SUMUT | SUMEKAR.ID — Pemerintah tengah menggagas Koperasi Desa Merah Putih sebagai langkah strategis untuk menggerakkan ekonomi pedesaan dan meningkatkan kesejahteraan masyarakat.
Program ini dinilai dapat menjadi solusi dalam memperkuat sektor ekonomi berbasis komunitas.
Inisiatif ini menarik karena menempatkan koperasi sebagai pilar utama pemberdayaan ekonomi desa. Namun, penting untuk memastikan bahwa program ini tidak sekadar menambah daftar inisiatif yang telah ada, tetapi benar-benar memberikan dampak nyata bagi masyarakat desa.
Selama satu dekade terakhir, Badan Usaha Milik Desa (BUMDes) telah menjadi motor penggerak ekonomi desa dengan mengelola berbagai usaha berbasis potensi lokal, mulai dari penyediaan air bersih hingga sektor agrowisata.
Dana desa yang dikucurkan setiap tahun seharusnya cukup untuk memperkuat peran BUMDes, asalkan dikelola dengan baik. Meski demikian, tantangan utama yang dihadapi BUMDes adalah kurangnya manajemen profesional dan minimnya pendampingan yang berkelanjutan.
Dalam konteks ini, kehadiran Koperasi Desa Merah Putih diharapkan dapat menjadi pelengkap dan akselerator bagi ekosistem usaha desa, bukan sebagai pesaing yang justru membingungkan masyarakat dengan skema baru.
Di sisi lain, Koperasi Unit Desa (KUD) pernah berperan vital dalam perekonomian desa, khususnya di sektor pertanian. KUD menjadi mitra utama petani dalam penyaluran pupuk bersubsidi, benih unggul, dan alat produksi. Sayangnya, akibat perubahan kebijakan dan kurangnya inovasi, banyak KUD yang kini mengalami stagnasi atau bahkan mati suri.
Jika pemerintah ingin membangkitkan ekonomi desa berbasis koperasi, menghidupkan kembali KUD dengan model bisnis yang lebih modern, transparan, dan berbasis teknologi bisa menjadi langkah yang lebih efektif.
Ketua Bidang Pemberdayaan Desa Badko HMI Sumatera Utara menegaskan bahwa Koperasi Desa Merah Putih adalah gagasan yang lahir dari visi besar Presiden Prabowo Subianto untuk membangun perekonomian berbasis kebersamaan, sebagaimana diamanatkan dalam Pasal 33 UUD 1945.

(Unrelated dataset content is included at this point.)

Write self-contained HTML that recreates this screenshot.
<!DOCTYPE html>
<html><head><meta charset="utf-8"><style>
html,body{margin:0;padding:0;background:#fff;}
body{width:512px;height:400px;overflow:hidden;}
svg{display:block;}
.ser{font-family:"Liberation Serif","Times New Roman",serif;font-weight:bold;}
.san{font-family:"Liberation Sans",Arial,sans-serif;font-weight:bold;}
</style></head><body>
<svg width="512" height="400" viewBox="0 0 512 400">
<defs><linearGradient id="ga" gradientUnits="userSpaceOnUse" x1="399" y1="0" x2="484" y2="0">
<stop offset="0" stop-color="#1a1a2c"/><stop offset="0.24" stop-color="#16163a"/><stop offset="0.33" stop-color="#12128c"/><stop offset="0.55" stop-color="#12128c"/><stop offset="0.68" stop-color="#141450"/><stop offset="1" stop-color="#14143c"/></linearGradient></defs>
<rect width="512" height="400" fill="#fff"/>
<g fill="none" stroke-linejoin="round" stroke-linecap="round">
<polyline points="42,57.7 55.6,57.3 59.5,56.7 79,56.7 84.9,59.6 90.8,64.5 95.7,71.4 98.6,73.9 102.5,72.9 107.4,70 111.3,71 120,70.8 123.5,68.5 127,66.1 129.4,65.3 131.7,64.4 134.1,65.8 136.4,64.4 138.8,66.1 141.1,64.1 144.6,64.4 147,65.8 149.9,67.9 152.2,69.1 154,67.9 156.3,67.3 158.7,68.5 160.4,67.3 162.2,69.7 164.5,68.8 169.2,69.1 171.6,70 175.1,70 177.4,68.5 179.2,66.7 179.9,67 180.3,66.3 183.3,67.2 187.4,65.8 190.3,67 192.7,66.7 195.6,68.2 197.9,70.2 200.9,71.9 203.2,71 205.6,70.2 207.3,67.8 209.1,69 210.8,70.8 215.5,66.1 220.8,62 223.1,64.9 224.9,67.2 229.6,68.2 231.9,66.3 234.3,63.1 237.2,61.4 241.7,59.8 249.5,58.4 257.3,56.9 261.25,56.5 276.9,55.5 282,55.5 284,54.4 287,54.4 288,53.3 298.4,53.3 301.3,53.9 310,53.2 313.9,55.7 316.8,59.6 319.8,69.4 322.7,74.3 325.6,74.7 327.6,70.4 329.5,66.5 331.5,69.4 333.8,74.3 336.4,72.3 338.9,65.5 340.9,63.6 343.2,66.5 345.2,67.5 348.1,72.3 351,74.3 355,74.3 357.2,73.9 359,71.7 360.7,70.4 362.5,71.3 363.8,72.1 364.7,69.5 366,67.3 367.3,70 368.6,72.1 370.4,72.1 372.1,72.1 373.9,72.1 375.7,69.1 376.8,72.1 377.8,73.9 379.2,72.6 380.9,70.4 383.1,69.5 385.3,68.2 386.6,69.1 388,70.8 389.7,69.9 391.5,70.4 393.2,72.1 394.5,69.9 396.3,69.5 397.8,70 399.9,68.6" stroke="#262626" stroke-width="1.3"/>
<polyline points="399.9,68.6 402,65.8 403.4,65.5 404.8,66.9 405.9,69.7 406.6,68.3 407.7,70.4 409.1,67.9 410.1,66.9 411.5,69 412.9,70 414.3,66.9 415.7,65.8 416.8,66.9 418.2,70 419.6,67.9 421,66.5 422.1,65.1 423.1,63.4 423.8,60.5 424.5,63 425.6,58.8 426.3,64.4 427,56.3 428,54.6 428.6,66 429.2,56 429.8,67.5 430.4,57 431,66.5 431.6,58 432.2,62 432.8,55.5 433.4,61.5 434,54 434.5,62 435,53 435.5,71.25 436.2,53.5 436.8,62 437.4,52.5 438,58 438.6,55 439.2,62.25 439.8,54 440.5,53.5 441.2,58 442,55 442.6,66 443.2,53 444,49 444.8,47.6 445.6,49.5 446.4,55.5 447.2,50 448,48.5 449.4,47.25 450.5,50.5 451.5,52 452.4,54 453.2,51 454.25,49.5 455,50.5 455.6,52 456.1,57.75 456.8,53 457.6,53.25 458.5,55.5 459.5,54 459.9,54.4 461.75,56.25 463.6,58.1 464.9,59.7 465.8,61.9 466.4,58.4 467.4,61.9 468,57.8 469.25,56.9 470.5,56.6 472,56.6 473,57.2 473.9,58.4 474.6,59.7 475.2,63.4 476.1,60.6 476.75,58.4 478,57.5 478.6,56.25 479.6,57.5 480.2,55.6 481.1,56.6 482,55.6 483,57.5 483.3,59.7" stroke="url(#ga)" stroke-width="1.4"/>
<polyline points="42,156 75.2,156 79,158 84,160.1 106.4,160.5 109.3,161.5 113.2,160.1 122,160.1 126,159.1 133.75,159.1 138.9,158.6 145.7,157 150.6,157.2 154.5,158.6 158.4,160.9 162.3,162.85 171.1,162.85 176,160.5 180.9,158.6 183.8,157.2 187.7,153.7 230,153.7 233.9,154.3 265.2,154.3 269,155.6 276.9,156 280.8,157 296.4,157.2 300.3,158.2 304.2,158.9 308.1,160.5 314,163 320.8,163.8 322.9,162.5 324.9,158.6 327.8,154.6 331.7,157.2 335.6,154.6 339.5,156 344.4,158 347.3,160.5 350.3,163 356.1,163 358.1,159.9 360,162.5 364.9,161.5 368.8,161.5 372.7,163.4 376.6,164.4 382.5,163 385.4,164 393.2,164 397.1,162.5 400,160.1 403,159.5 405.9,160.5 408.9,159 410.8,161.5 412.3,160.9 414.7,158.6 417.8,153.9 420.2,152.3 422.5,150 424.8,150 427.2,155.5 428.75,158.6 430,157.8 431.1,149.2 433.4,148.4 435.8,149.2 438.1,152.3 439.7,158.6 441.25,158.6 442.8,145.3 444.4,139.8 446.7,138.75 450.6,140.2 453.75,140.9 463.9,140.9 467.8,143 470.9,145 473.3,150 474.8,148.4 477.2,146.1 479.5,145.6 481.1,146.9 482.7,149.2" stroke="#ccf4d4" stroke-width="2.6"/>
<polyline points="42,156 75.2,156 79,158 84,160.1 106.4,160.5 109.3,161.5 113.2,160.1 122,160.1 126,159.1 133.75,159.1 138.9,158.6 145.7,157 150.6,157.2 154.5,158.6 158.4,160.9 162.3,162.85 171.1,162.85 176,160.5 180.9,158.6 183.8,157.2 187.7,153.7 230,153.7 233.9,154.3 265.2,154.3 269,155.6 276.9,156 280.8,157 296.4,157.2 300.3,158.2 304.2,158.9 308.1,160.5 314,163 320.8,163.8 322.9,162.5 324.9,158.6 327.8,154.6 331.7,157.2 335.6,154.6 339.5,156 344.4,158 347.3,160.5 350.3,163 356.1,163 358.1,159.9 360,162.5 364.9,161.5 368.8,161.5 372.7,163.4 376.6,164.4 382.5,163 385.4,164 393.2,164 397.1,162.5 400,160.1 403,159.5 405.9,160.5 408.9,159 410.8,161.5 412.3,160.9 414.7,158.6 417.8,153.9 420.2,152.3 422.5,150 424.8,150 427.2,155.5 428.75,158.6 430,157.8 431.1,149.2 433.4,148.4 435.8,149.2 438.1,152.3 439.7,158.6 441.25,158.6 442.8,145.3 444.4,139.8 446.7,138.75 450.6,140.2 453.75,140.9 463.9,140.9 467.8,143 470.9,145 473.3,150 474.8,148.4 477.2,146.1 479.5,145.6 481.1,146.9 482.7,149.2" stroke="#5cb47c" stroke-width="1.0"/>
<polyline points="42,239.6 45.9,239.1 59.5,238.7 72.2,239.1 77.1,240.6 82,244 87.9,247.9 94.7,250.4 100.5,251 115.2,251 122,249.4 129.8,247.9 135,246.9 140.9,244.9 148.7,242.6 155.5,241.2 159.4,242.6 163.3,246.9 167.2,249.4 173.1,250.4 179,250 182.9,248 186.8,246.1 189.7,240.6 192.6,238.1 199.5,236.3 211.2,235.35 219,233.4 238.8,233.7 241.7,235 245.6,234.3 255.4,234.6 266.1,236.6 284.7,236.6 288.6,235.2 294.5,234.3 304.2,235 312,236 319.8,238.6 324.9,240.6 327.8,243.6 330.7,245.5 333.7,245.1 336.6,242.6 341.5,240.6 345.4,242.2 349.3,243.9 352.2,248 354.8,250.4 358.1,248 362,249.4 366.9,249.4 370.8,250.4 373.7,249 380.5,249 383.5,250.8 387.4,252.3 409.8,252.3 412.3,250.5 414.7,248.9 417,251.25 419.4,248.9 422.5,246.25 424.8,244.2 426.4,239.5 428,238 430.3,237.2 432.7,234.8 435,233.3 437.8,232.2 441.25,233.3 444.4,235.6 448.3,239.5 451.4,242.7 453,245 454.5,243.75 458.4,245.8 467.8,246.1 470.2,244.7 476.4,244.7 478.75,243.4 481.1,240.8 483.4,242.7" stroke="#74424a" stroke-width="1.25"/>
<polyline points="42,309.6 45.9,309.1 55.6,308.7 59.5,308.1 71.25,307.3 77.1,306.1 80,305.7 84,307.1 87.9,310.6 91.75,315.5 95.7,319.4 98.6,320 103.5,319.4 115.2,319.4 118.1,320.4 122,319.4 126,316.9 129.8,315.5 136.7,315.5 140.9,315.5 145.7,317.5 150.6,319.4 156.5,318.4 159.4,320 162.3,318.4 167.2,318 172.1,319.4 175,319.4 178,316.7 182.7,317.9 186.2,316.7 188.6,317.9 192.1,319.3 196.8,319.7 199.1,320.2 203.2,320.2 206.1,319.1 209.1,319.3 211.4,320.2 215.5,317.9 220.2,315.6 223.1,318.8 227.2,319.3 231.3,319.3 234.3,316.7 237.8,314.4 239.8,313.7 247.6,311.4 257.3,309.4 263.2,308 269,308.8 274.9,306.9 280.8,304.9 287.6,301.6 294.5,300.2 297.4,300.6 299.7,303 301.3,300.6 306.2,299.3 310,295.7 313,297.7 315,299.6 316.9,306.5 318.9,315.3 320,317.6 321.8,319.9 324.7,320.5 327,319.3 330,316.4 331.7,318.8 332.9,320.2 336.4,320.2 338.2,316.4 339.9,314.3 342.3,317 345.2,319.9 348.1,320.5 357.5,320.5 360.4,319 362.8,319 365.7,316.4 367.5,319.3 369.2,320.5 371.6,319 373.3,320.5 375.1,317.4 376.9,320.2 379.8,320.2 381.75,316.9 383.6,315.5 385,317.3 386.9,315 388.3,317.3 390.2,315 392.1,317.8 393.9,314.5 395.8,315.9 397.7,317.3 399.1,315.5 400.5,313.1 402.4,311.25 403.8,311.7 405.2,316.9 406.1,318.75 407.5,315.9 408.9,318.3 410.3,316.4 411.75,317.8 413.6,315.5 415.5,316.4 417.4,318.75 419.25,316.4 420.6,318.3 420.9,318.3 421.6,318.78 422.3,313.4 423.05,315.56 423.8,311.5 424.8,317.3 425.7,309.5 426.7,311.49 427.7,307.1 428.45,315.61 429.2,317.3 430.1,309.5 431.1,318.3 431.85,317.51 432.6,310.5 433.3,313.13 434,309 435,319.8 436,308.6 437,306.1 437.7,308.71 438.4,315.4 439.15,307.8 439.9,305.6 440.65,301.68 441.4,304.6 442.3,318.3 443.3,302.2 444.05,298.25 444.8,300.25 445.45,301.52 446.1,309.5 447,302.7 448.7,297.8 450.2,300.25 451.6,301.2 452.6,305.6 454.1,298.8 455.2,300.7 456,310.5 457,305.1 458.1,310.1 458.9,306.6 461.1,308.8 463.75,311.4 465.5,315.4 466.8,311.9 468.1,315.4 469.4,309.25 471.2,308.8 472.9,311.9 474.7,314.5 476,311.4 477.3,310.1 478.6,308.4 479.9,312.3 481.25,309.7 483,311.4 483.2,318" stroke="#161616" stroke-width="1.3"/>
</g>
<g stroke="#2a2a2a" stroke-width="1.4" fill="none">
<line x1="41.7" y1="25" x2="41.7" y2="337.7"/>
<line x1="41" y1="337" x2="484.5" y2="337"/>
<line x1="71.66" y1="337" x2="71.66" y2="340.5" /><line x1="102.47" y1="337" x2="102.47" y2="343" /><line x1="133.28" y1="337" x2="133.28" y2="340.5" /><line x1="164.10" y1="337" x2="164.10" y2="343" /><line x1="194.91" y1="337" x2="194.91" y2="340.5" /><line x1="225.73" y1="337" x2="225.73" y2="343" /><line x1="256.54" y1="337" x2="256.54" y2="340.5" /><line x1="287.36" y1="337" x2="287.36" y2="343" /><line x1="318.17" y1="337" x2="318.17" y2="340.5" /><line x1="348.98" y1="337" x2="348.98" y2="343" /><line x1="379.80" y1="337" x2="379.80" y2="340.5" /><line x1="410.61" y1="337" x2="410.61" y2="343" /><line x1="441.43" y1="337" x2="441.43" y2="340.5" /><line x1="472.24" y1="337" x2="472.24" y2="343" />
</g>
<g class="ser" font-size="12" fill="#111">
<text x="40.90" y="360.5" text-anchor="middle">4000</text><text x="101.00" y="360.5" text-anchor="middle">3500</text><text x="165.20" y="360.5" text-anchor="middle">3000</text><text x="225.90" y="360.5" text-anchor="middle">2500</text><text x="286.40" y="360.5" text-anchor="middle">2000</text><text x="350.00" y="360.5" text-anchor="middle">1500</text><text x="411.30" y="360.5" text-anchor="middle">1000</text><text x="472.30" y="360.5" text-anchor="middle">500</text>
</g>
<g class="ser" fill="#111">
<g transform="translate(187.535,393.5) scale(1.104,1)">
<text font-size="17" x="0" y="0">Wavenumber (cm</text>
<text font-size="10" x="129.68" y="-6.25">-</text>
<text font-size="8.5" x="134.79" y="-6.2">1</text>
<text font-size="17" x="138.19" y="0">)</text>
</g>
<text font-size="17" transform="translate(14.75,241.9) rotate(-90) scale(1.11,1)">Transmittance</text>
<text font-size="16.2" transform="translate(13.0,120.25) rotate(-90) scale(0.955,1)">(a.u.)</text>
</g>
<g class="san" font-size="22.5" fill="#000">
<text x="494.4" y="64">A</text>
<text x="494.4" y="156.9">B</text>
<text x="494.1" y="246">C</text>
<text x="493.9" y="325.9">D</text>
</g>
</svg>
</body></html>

Program ini dirancang untuk mengatasi berbagai kendala yang selama ini menghambat pertumbuhan ekonomi desa, seperti rantai distribusi yang panjang, keterbatasan permodalan, serta dominasi middleman yang sering kali menekan harga hasil pertanian dan produk desa.
Dengan menjadikan koperasi sebagai pusat ekonomi desa, pemerintah berharap dapat memangkas biaya distribusi, meningkatkan daya saing petani serta produsen lokal, sekaligus mempercepat akses masyarakat desa ke pasar yang lebih luas.